What's the difference between APR and interest rate?

While often used interchangeably, APR (Annual Percentage Rate) and interest rate are not the same. The interest rate is the cost you pay each year to borrow the money, expressed as a percentage. The APR, on the other hand, is a broader measure of the cost of borrowing that includes the interest rate plus other fees and costs associated with the loan, such as origination fees, processing fees, or document fees. For this reason, the APR is typically higher than the interest rate and provides a more accurate picture of the true cost of the loan. When comparing loan offers, it's important to look at the APR rather than just the interest rate to get a complete understanding of which loan is the better deal.

Can I pay off my private party auto loan early?

In most cases, yes, you can pay off your private party auto loan early without penalty.
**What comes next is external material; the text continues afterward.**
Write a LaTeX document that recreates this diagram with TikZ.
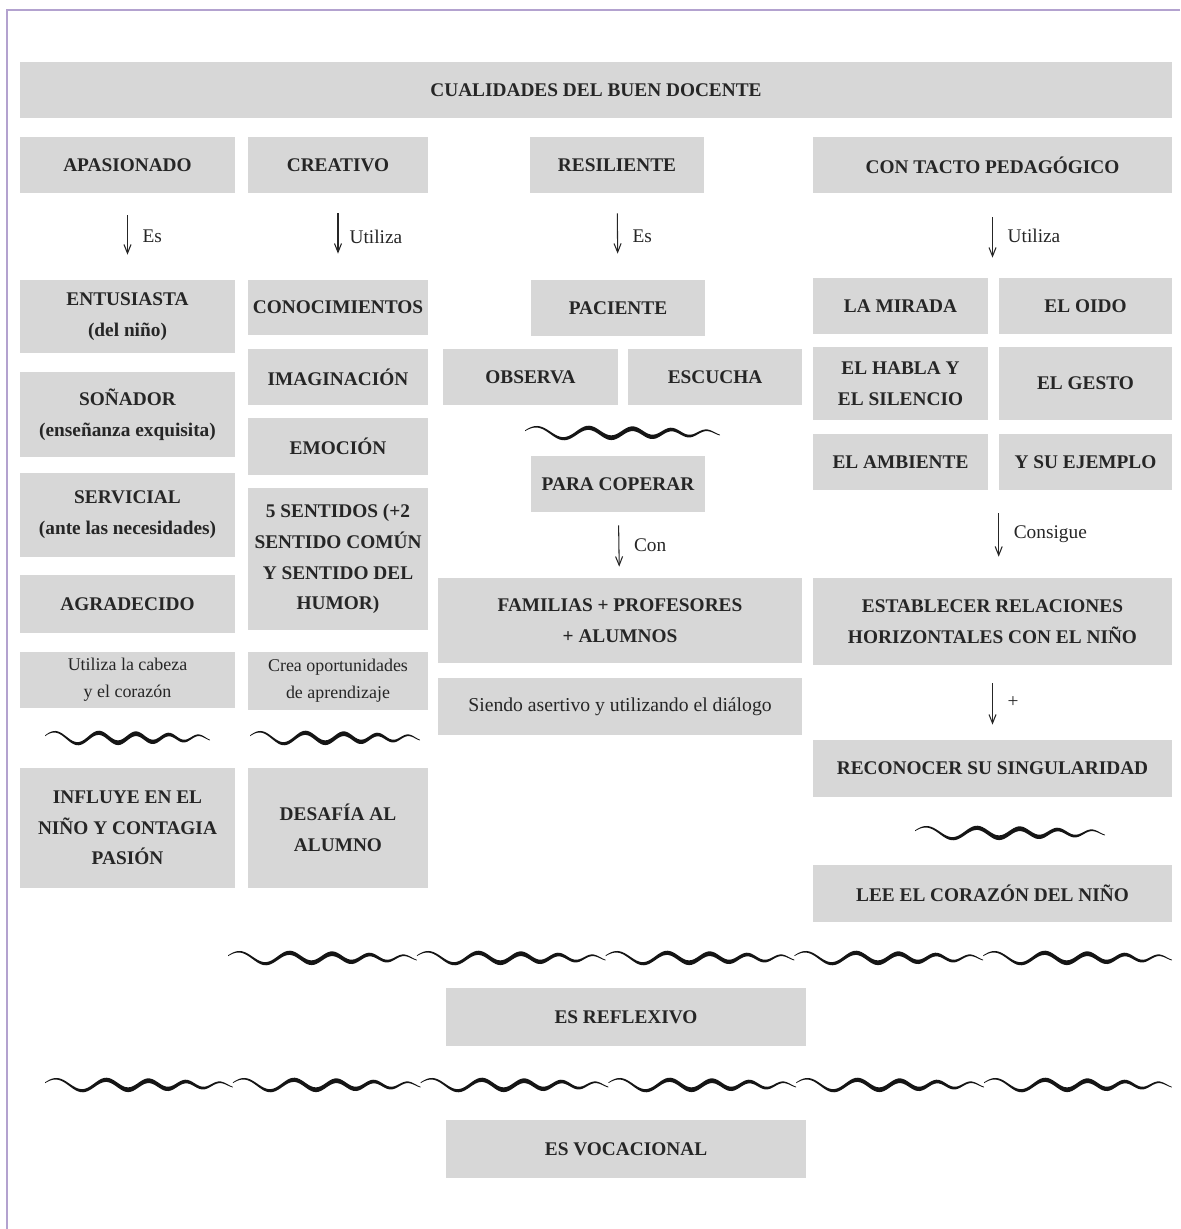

Many auto loans, including private party loans, do not have prepayment penalties, meaning you can make extra payments or pay off the entire loan balance at any time without incurring additional fees. However, it's important to check your loan agreement to confirm this, as some lenders may have specific rules about early payoff. Paying off your loan early can save you a significant amount in interest charges. For example, if you have a 5-year, $20,000 loan at 6% interest and pay it off after 3 years, you could save about $600 in interest. If your loan does have a prepayment penalty, you'll need to weigh the cost of the penalty against the interest savings to determine if early payoff makes financial sense.

Understanding these aspects of private party auto loans can help you make more informed decisions and potentially save thousands of dollars over the life of your loan. Always remember that the terms you secure can have a lasting impact on your financial health, so it's worth taking the time to shop around, compare offers, and negotiate the best possible deal.